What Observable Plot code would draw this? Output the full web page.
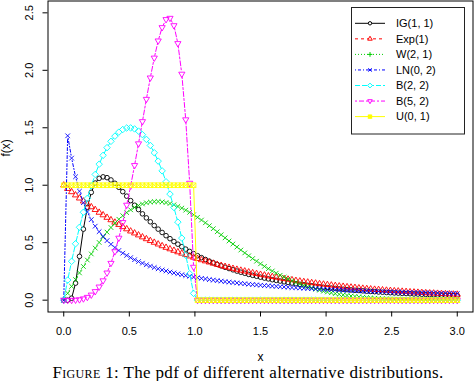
<!DOCTYPE html>
<html><head><meta charset="utf-8">
<script src="https://cdn.jsdelivr.net/npm/d3@7"></script>
<script src="https://cdn.jsdelivr.net/npm/@observablehq/plot@0.6"></script>
<style>
html,body{margin:0;padding:0;background:#fff;}
body{width:474px;height:381px;overflow:hidden;position:relative;}
#chart{position:absolute;left:0;top:0;}
#caption{position:absolute;left:0;width:474px;top:364px;text-align:center;font-family:"Liberation Serif","DejaVu Serif",serif;font-size:17px;letter-spacing:0.35px;line-height:1;white-space:nowrap;color:#000;padding-left:22px;box-sizing:border-box;}
</style></head><body>
<div id="chart"></div>
<div id="caption"><span style="font-variant:small-caps">Figure</span> 1: The pdf of different alternative distributions.</div>
<script>
const xs = [0,0.03,0.06,0.09,0.12,0.15,0.18,0.21,0.24,0.27,0.3,0.33,0.36,0.39,0.42,0.45,0.48,0.51,0.54,0.57,0.6,0.63,0.66,0.69,0.72,0.75,0.78,0.81,0.84,0.87,0.9,0.93,0.96,0.99,1.02,1.05,1.08,1.11,1.14,1.17,1.2,1.23,1.26,1.29,1.32,1.35,1.38,1.41,1.44,1.47,1.5,1.53,1.56,1.59,1.62,1.65,1.68,1.71,1.74,1.77,1.8,1.83,1.86,1.89,1.92,1.95,1.98,2.01,2.04,2.07,2.1,2.13,2.16,2.19,2.22,2.25,2.28,2.31,2.34,2.37,2.4,2.43,2.46,2.49,2.52,2.55,2.58,2.61,2.64,2.67,2.7,2.73,2.76,2.79,2.82,2.85,2.88,2.91,2.94,2.97,3];
const igValues = [0,0,0.017,0.148,0.381,0.618,0.807,0.938,1.019,1.060,1.073,1.066,1.046,1.017,0.982,0.944,0.905,0.866,0.826,0.788,0.751,0.716,0.682,0.649,0.618,0.589,0.561,0.535,0.510,0.487,0.465,0.444,0.424,0.405,0.387,0.370,0.354,0.339,0.325,0.311,0.298,0.286,0.275,0.264,0.253,0.243,0.234,0.224,0.216,0.208,0.200,0.192,0.185,0.178,0.172,0.166,0.160,0.154,0.149,0.143,0.138,0.134,0.129,0.125,0.120,0.116,0.112,0.109,0.105,0.102,0.098,0.095,0.092,0.089,0.086,0.084,0.081,0.078,0.076,0.074,0.071,0.069,0.067,0.065,0.063,0.061,0.059,0.058,0.056,0.054,0.053,0.051,0.050,0.048,0.047,0.045,0.044,0.043,0.042,0.041,0.039];
const expValues = [1,0.970,0.942,0.914,0.887,0.861,0.835,0.811,0.787,0.763,0.741,0.719,0.698,0.677,0.657,0.638,0.619,0.600,0.583,0.566,0.549,0.533,0.517,0.502,0.487,0.472,0.458,0.445,0.432,0.419,0.407,0.395,0.383,0.372,0.361,0.350,0.340,0.330,0.320,0.310,0.301,0.292,0.284,0.275,0.267,0.259,0.252,0.244,0.237,0.230,0.223,0.217,0.210,0.204,0.198,0.192,0.186,0.181,0.176,0.170,0.165,0.160,0.156,0.151,0.147,0.142,0.138,0.134,0.130,0.126,0.122,0.119,0.115,0.112,0.109,0.105,0.102,0.099,0.096,0.093,0.091,0.088,0.085,0.083,0.080,0.078,0.076,0.074,0.071,0.069,0.067,0.065,0.063,0.061,0.060,0.058,0.056,0.054,0.053,0.051,0.050];
const weibullValues = [0,0.060,0.120,0.179,0.237,0.293,0.349,0.402,0.453,0.502,0.548,0.592,0.632,0.670,0.704,0.735,0.762,0.786,0.807,0.824,0.837,0.847,0.854,0.857,0.858,0.855,0.849,0.841,0.830,0.816,0.801,0.783,0.764,0.743,0.721,0.697,0.673,0.648,0.622,0.595,0.569,0.542,0.515,0.489,0.462,0.436,0.411,0.386,0.362,0.339,0.316,0.294,0.274,0.254,0.235,0.217,0.200,0.184,0.169,0.154,0.141,0.128,0.117,0.106,0.096,0.087,0.078,0.071,0.064,0.057,0.051,0.046,0.041,0.036,0.032,0.028,0.025,0.022,0.020,0.017,0.015,0.013,0.012,0.010,0.009,0.008,0.007,0.006,0.005,0.004,0.004,0.003,0.003,0.002,0.002,0.002,0.001,0.001,0.001,0.001,0.001];
const lognormValues = [0,1.430,1.236,1.074,0.948,0.848,0.767,0.701,0.644,0.596,0.555,0.518,0.486,0.458,0.432,0.409,0.389,0.370,0.352,0.336,0.322,0.308,0.296,0.284,0.273,0.263,0.254,0.245,0.237,0.229,0.221,0.214,0.208,0.201,0.196,0.190,0.185,0.179,0.175,0.170,0.166,0.161,0.157,0.153,0.150,0.146,0.143,0.139,0.136,0.133,0.130,0.127,0.125,0.122,0.120,0.117,0.115,0.113,0.110,0.108,0.106,0.104,0.102,0.100,0.099,0.097,0.095,0.093,0.092,0.090,0.089,0.087,0.086,0.084,0.083,0.082,0.080,0.079,0.078,0.077,0.076,0.074,0.073,0.072,0.071,0.070,0.069,0.068,0.067,0.066,0.065,0.064,0.064,0.063,0.062,0.061,0.060,0.059,0.059,0.058,0.057];
const beta22Values = [0,0.175,0.338,0.491,0.634,0.765,0.886,0.995,1.094,1.183,1.260,1.327,1.382,1.427,1.462,1.485,1.498,1.499,1.490,1.471,1.440,1.399,1.346,1.283,1.210,1.125,1.030,0.923,0.806,0.679,0.540,0.391,0.230,0.059,
0,0,0,0,0,0,0,0,0,0,0,0,0,0,0,0,0,0,0,0,0,0,0,0,0,0,0,0,0,0,0,0,0,0,0,0,0,0,0,0,0,0,0,0,0,0,0,0,0,0,0,0,0,0,0,0,0,0,0,0,0,0,0,0,0,0,0];
const beta52Values = [0,0,0,0.002,0.005,0.013,0.026,0.046,0.076,0.116,0.170,0.238,0.322,0.423,0.541,0.677,0.828,0.994,1.173,1.362,1.555,1.749,1.935,2.108,2.257,2.373,2.443,2.454,2.390,2.234,1.968,1.571,1.019,0.288,
0,0,0,0,0,0,0,0,0,0,0,0,0,0,0,0,0,0,0,0,0,0,0,0,0,0,0,0,0,0,0,0,0,0,0,0,0,0,0,0,0,0,0,0,0,0,0,0,0,0,0,0,0,0,0,0,0,0,0,0,0,0,0,0,0,0,0];
const unifValues = [1,1,1,1,1,1,1,1,1,1,1,1,1,1,1,1,1,1,1,1,1,1,1,1,1,1,1,1,1,1,1,1,1,1,
0,0,0,0,0,0,0,0,0,0,0,0,0,0,0,0,0,0,0,0,0,0,0,0,0,0,0,0,0,0,0,0,0,0,0,0,0,0,0,0,0,0,0,0,0,0,0,0,0,0,0,0,0,0,0,0,0,0,0,0,0,0,0,0,0,0,0];

const seriesNames = ["IG(1, 1)","Exp(1)","W(2, 1)","LN(0, 2)","B(2, 2)","B(5, 2)","U(0, 1)"];
const seriesColors = ["#000000","#FF0000","#00CD00","#0000FF","#00FFFF","#FF00FF","#FFFF00"];
const xTicks = [0,0.5,1,1.5,2,2.5,3];
const xTickLabels = ["0.0","0.5","1.0","1.5","2.0","2.5","3.0"];
const yTicks = [0,0.5,1,1.5,2,2.5];
const yTickLabels = ["0.0","0.5","1.0","1.5","2.0","2.5"];
const xLabel = "x";
const yLabel = "f(x)";

// R-like plotting symbols (pch 1..7)
const mk = f => ({draw(ctx, size){ f(ctx, Math.sqrt(size/Math.PI)); }});
const symCircle = mk((c,r)=>{c.moveTo(r,0); c.arc(0,0,r,0,2*Math.PI);});
const symTriUp = mk((c,r)=>{c.moveTo(0,-1.555*r); c.lineTo(1.347*r,0.778*r); c.lineTo(-1.347*r,0.778*r); c.closePath();});
const symPlus = mk((c,r)=>{const a=1.414*r; c.moveTo(-a,0); c.lineTo(a,0); c.moveTo(0,-a); c.lineTo(0,a);});
const symTimes = mk((c,r)=>{c.moveTo(-r,-r); c.lineTo(r,r); c.moveTo(-r,r); c.lineTo(r,-r);});
const symDiamond = mk((c,r)=>{const a=1.414*r; c.moveTo(0,-a); c.lineTo(a,0); c.lineTo(0,a); c.lineTo(-a,0); c.closePath();});
const symTriDown = mk((c,r)=>{c.moveTo(0,1.555*r); c.lineTo(1.347*r,-0.778*r); c.lineTo(-1.347*r,-0.778*r); c.closePath();});
const symBoxX = mk((c,r)=>{c.moveTo(-r,-r); c.lineTo(r,-r); c.lineTo(r,r); c.lineTo(-r,r); c.closePath(); c.moveTo(-r,-r); c.lineTo(r,r); c.moveTo(-r,r); c.lineTo(r,-r);});

const series = [
  {name: seriesNames[0], values: igValues, color: seriesColors[0], dash: null, symbol: symCircle, legendSymbol: symCircle},
  {name: seriesNames[1], values: expValues, color: seriesColors[1], dash: "3,3", symbol: symTriUp, legendSymbol: symTriUp},
  {name: seriesNames[2], values: weibullValues, color: seriesColors[2], dash: "1,2", symbol: symTimes, legendSymbol: symPlus},
  {name: seriesNames[3], values: lognormValues, color: seriesColors[3], dash: "1,2,3,2", symbol: symTimes, legendSymbol: symTimes},
  {name: seriesNames[4], values: beta22Values, color: seriesColors[4], dash: "5,2", symbol: symDiamond, legendSymbol: symDiamond},
  {name: seriesNames[5], values: beta52Values, color: seriesColors[5], dash: "2,2,5,2", symbol: symTriDown, legendSymbol: symTriDown},
  {name: seriesNames[6], values: unifValues, color: seriesColors[6], dash: null, symbol: symBoxX, legendSymbol: symBoxX}
];

const xDomain = [-0.12, 3.12], yDomain = [-0.103, 2.603];
const W = 474, H = 381, mL = 47.5, mR = 1.5, mT = 0.5, mB = 69.5;
// standalone copies of the chart's scales, used to decide which connecting segments are long enough (R type = "b")
const sx = Plot.scale({x: {domain: xDomain, range: [mL, W - mR]}});
const sy = Plot.scale({y: {domain: yDomain, range: [H - mB, mT]}});
const GAP = 2.6;

const marks = [];
series.forEach(s => {
  const data = xs.map((x, i) => ({x, y: s.values[i]}));
  const segs = [];
  for (let i = 1; i < data.length; i++) {
    const a = data[i - 1], b = data[i];
    const len = Math.hypot(sx.apply(b.x) - sx.apply(a.x), sy.apply(b.y) - sy.apply(a.y));
    if (len > 2 * GAP + 0.3) segs.push({x1: a.x, y1: a.y, x2: b.x, y2: b.y});
  }
  marks.push(Plot.arrow(segs, {x1: "x1", y1: "y1", x2: "x2", y2: "y2", stroke: s.color, strokeWidth: 1,
    strokeDasharray: s.dash, headLength: 0, insetStart: GAP, insetEnd: GAP}));
  marks.push(Plot.dot(data, {x: "x", y: "y", symbol: s.symbol, r: 2.3, stroke: s.color, fill: "none", strokeWidth: 0.9}));
});

const chart = Plot.plot({
  width: W,
  height: H,
  marginLeft: mL,
  marginRight: mR,
  marginTop: mT,
  marginBottom: mB,
  style: {fontFamily: "'Liberation Sans', Arial, sans-serif", fontSize: "11px", background: "white", color: "black"},
  x: {domain: xDomain},
  y: {domain: yDomain},
  marks: [
    ...marks,
    Plot.frame({stroke: "black", strokeWidth: 1}),
    Plot.axisX(xTicks, {tickSize: 5, tickPadding: 10, tickFormat: d => xTickLabels[xTicks.indexOf(d)], fontSize: 11, label: null}),
    Plot.axisY(yTicks, {tickSize: 5, tickPadding: 10, tickRotate: -90, tickFormat: d => yTickLabels[yTicks.indexOf(d)], fontSize: 11, label: null}),
    Plot.text([xLabel], {text: d => d, frameAnchor: "bottom", dy: 45, fontSize: 12, lineAnchor: "middle"}),
    Plot.text([yLabel], {text: d => d, frameAnchor: "left", dx: -41.5, rotate: -90, fontSize: 12, lineAnchor: "middle"})
  ]
});
document.getElementById("chart").appendChild(chart);

// legend
const svg = d3.select(chart);
const lg = svg.append("g").attr("class", "legend").attr("text-anchor", "start");
lg.append("rect").attr("x", 351.5).attr("y", 7.5).attr("width", 113).attr("height", 126.5)
  .attr("fill", "white").attr("stroke", "#222").attr("stroke-width", 1);
series.forEach((s, i) => {
  const y = 23.3 + i * 15.55;
  lg.append("line").attr("x1", 355).attr("x2", 385).attr("y1", y).attr("y2", y)
    .attr("stroke", s.color).attr("stroke-width", 1).attr("stroke-dasharray", s.dash);
  lg.append("path").attr("transform", `translate(370,${y})`)
    .attr("d", d3.symbol(s.legendSymbol, Math.PI * 1.7 * 1.7)())
    .attr("fill", i === 6 ? s.color : "white").attr("stroke", s.color).attr("stroke-width", 1);
  lg.append("text").attr("x", 396).attr("y", y).attr("dy", "0.35em").attr("text-anchor", "start")
    .attr("font-size", 11).attr("fill", "black").text(s.name);
});
</script>
</body></html>
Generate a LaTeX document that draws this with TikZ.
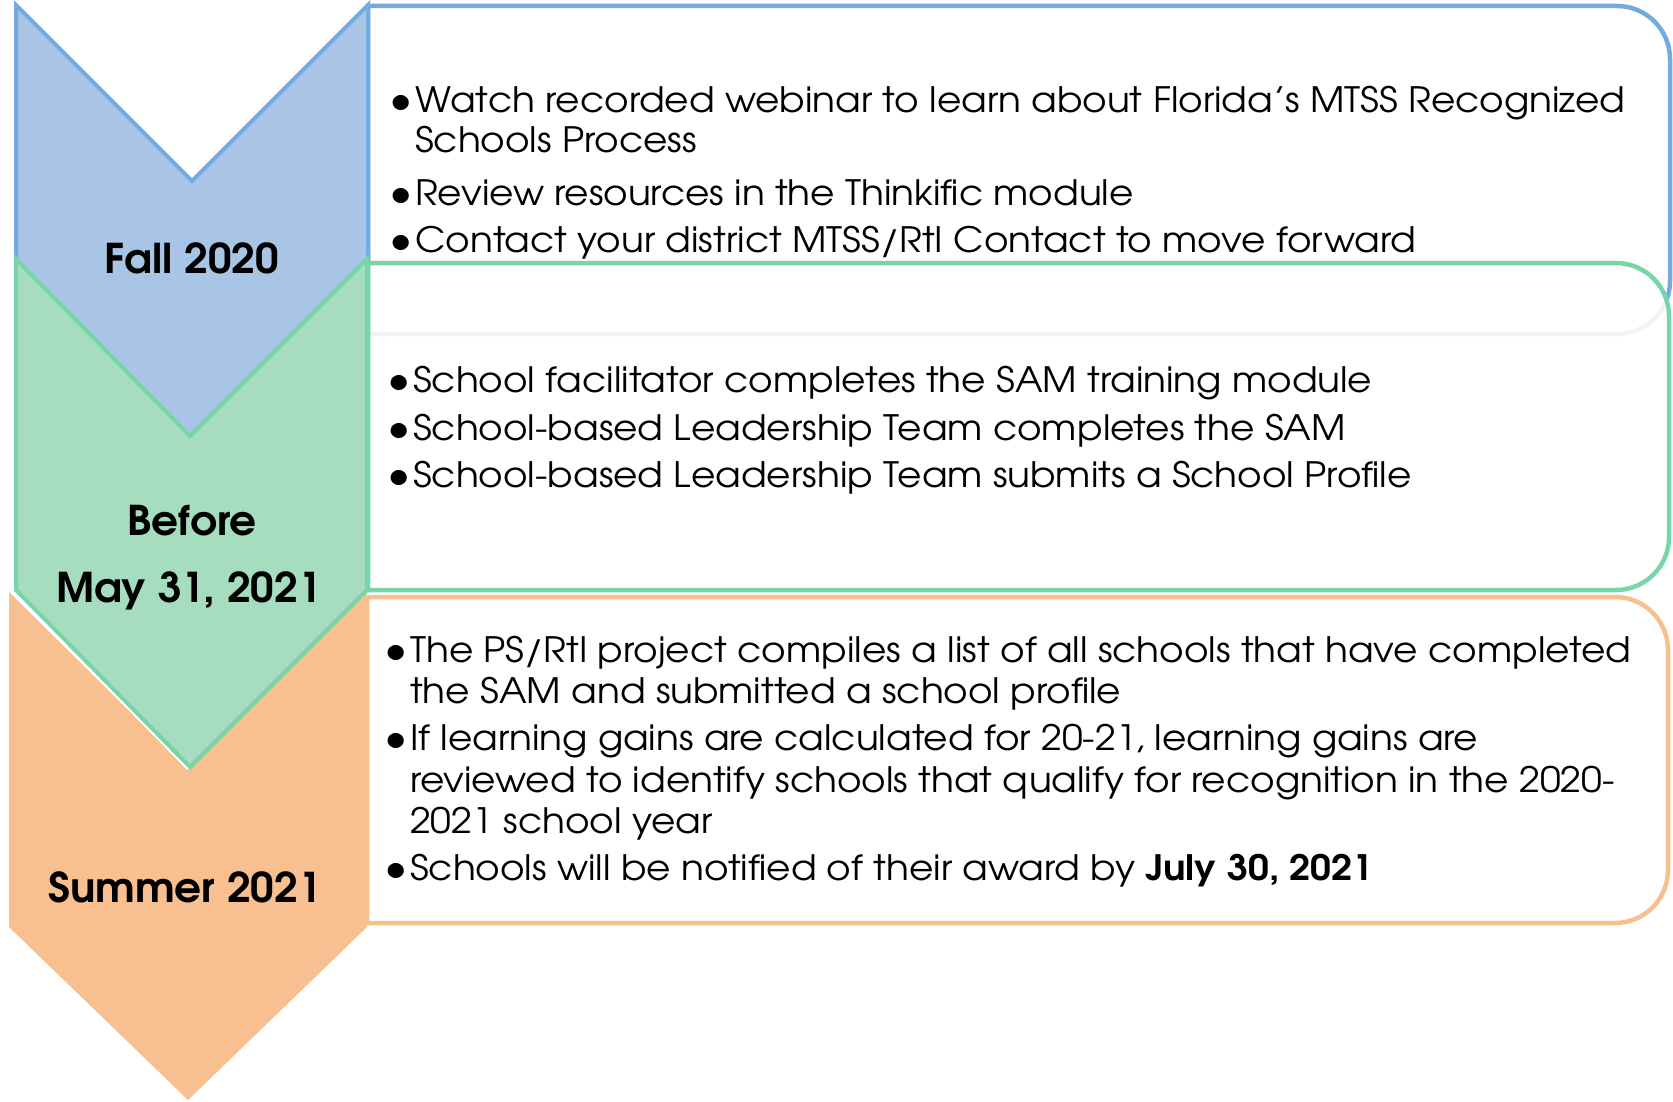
\documentclass[tikz,border=0pt]{standalone}
\usepackage{fontspec}
\setmainfont{TeX Gyre Adventor}[FakeStretch=1.07]
\newfontfamily\lblfont{TeX Gyre Adventor}[FakeStretch=1.03]
\definecolor{bluefill}{HTML}{A9C5E5}
\definecolor{bluestroke}{HTML}{74AADE}
\definecolor{greenfill}{HTML}{A5DDBE}
\definecolor{greenstroke}{HTML}{77D5A8}
\definecolor{orangefill}{HTML}{F8C090}
\definecolor{orangestroke}{HTML}{F7BF8C}
\tikzset{
  chev/.style={line width=4pt, line join=miter},
  boxline/.style={line width=4.5pt},
  txt/.style={anchor=base west, inner sep=0pt, font=\fontsize{35}{40}\selectfont},
  bul/.style={anchor=base west, inner sep=0pt, font=\fontsize{42}{40}\selectfont},
  lbl/.style={anchor=base, inner sep=0pt, font=\lblfont\fontsize{41}{46}\selectfont\bfseries},
}
\begin{document}
\begin{tikzpicture}[x=1pt,y=-1pt]
\useasboundingbox (0,0) rectangle (1673,1102);
% blue box
\draw[boxline, bluestroke, fill=white] (368,6) -- (1617,6) arc[start angle=-90,end angle=0,radius=53] -- (1670,281) arc[start angle=0,end angle=90,radius=53] -- (368,334) -- cycle;
% blue chevron
\draw[chev, bluestroke, fill=bluefill] (16,5) -- (192,181) -- (368,5) -- (368,263) -- (192,440) -- (16,263) -- cycle;
% green box
\draw[boxline, greenstroke, fill=white, fill opacity=0.88] (368,263) -- (1616,263) arc[start angle=-90,end angle=0,radius=53] -- (1669,537) arc[start angle=0,end angle=90,radius=53] -- (368,590) -- cycle;
% orange box
\draw[boxline, orangestroke, fill=white] (367,597) -- (1615,597) arc[start angle=-90,end angle=0,radius=53] -- (1668,870) arc[start angle=0,end angle=90,radius=53] -- (367,923) -- cycle;
% orange chevron
\fill[orangefill] (9,592) -- (188,769) -- (367,592) -- (367,927) -- (188,1100) -- (9,927) -- cycle;
% green chevron
\draw[line width=8pt, white] (16,590) -- (190,767);
\draw[chev, greenstroke, fill=greenfill] (16,259) -- (190,436) -- (367,259) -- (367,590) -- (190,767) -- (16,590) -- cycle;
% labels
\node[lbl] (l1) at (192,273) {Fall 2020};
\node[lbl] (l2a) at (192,535) {Before};
\node[lbl] (l2b) at (189,602) {May 31, 2021};
\node[lbl] (l3) at (185,902) {Summer 2021};
% blue texts
\node[bul] (b1) at (389,114) {•};
\node[txt] (t1a) at (415,113) {Watch recorded webinar to learn about Florida’s MTSS Recognized};
\node[txt] (t1b) at (415,153) {Schools Process};
\node[bul] (b2) at (389,207) {•};
\node[txt] (t2) at (415,206) {Review resources in the Thinkific module};
\node[bul] (b3) at (389,253) {•};
\node[txt] (t3) at (415,252) {Contact your district MTSS/RtI Contact to move forward};
% green texts
\node[bul] (b4) at (387,393) {•};
\node[txt] (t4) at (413,392) {School facilitator completes the SAM training module};
\node[bul] (b5) at (387,441) {•};
\node[txt] (t5) at (413,440) {School-based Leadership Team completes the SAM};
\node[bul] (b6) at (387,488) {•};
\node[txt] (t6) at (413,487) {School-based Leadership Team submits a School Profile};
% orange texts
\node[bul] (b7) at (384,663) {•};
\node[txt] (t7a) at (410,662) {The PS/RtI project compiles a list of all schools that have completed};
\node[txt] (t7b) at (410,703) {the SAM and submitted a school profile};
\node[bul] (b8) at (384,751) {•};
\node[txt] (t8a) at (410,750) {If learning gains are calculated for 20-21, learning gains are};
\node[txt] (t8b) at (410,792) {reviewed to identify schools that qualify for recognition in the 2020-};
\node[txt] (t8c) at (410,833) {2021 school year};
\node[bul] (b9) at (384,881) {•};
\node[txt] (t9) at (410,880) {Schools will be notified of their award by \textbf{July 30, 2021}};
\end{tikzpicture}
\end{document}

+--

→ **TASK BRIEF**
Look through the material above and work out how many of its lines contain "that". State the number only.

→ **OUTPUT FOR THIS TASK**
3